PHOENIX — The Texas Rangers were dealt a devastating blow then did what they seem to do every time adversity strikes this season: They dominated in the face of it.
Moments after learning that Max Scherzer and Adolis Garcia would be forced off their World Series roster because of injury, the Rangers put together arguably their most complete performance of this postseason, storming past the Arizona Diamondbacks with an 11-7 drubbing in Game 4 on Tuesday night.
The Rangers, with a 3-1 lead in the Series, are now one win away from solidifying the first championship in their 62-year franchise history.
They got there within the first three innings, scoring 10 of their runs before recording their ninth out and quieting a sold-out Chase Field crowd. Marcus Semien contributed a two-run triple in the second and a three-run homer in the third. Corey Seager unleashed a 431-foot home run off the facing of a wall beyond the right-center-field fence. And Travis Jankowski — the speedy, glove-first outfielder who replaced Garcia in right field — contributed a two-run double.
Andrew Heaney cruised in the midst of the Rangers’ onslaught, contributing five innings of one-run ball on 80 pitches and pitching much deeper into the game than anybody anticipated. The Rangers — like the Diamondbacks — were planning to stage some semblance of a bullpen game. Instead, Heaney lasted long enough to capture the first postseason win of his 10-year career.
The D-backs’ best chance came in the fourth, an inning that began with two runners in scoring position and ended with only one run.

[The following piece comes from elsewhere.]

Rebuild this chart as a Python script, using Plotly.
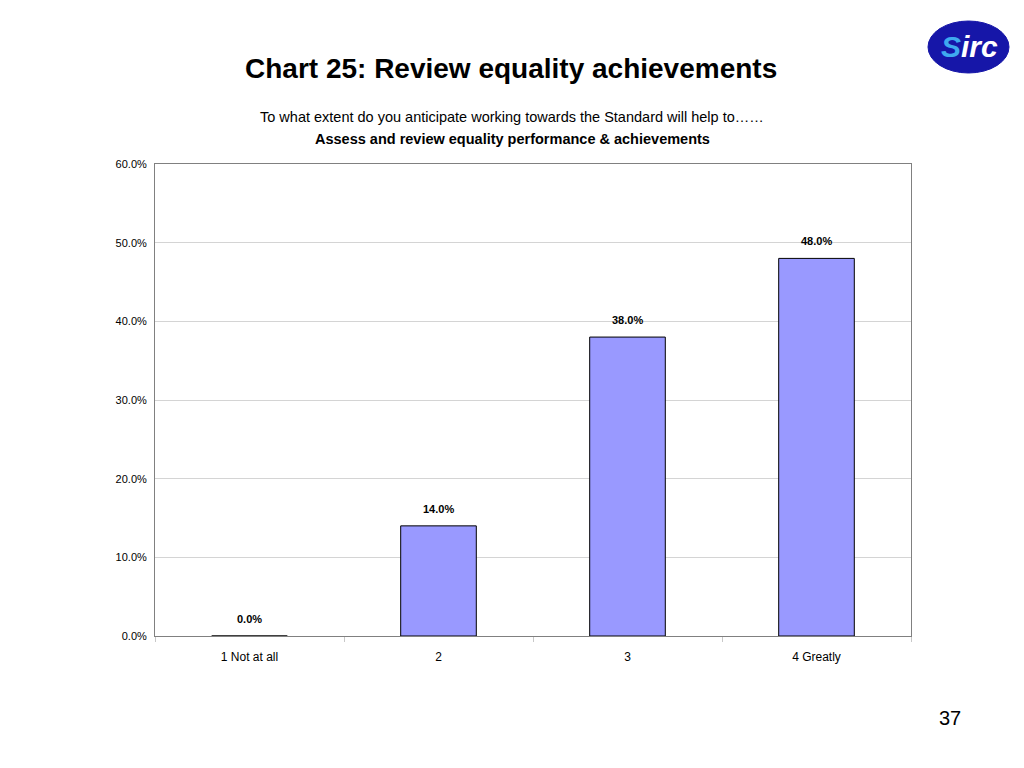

By the time they scored again — in a four-run eighth inning highlighted by Lourdes Gurriel Jr.‘s three-run homer — it was far too late.
The Rangers, who saw Scherzer suffer back spasms while pitching early in Game 3 and Garcia sustain an oblique strain later in that same contest, have now won 10 consecutive road games this postseason.
One more and they’ll be World Series champions.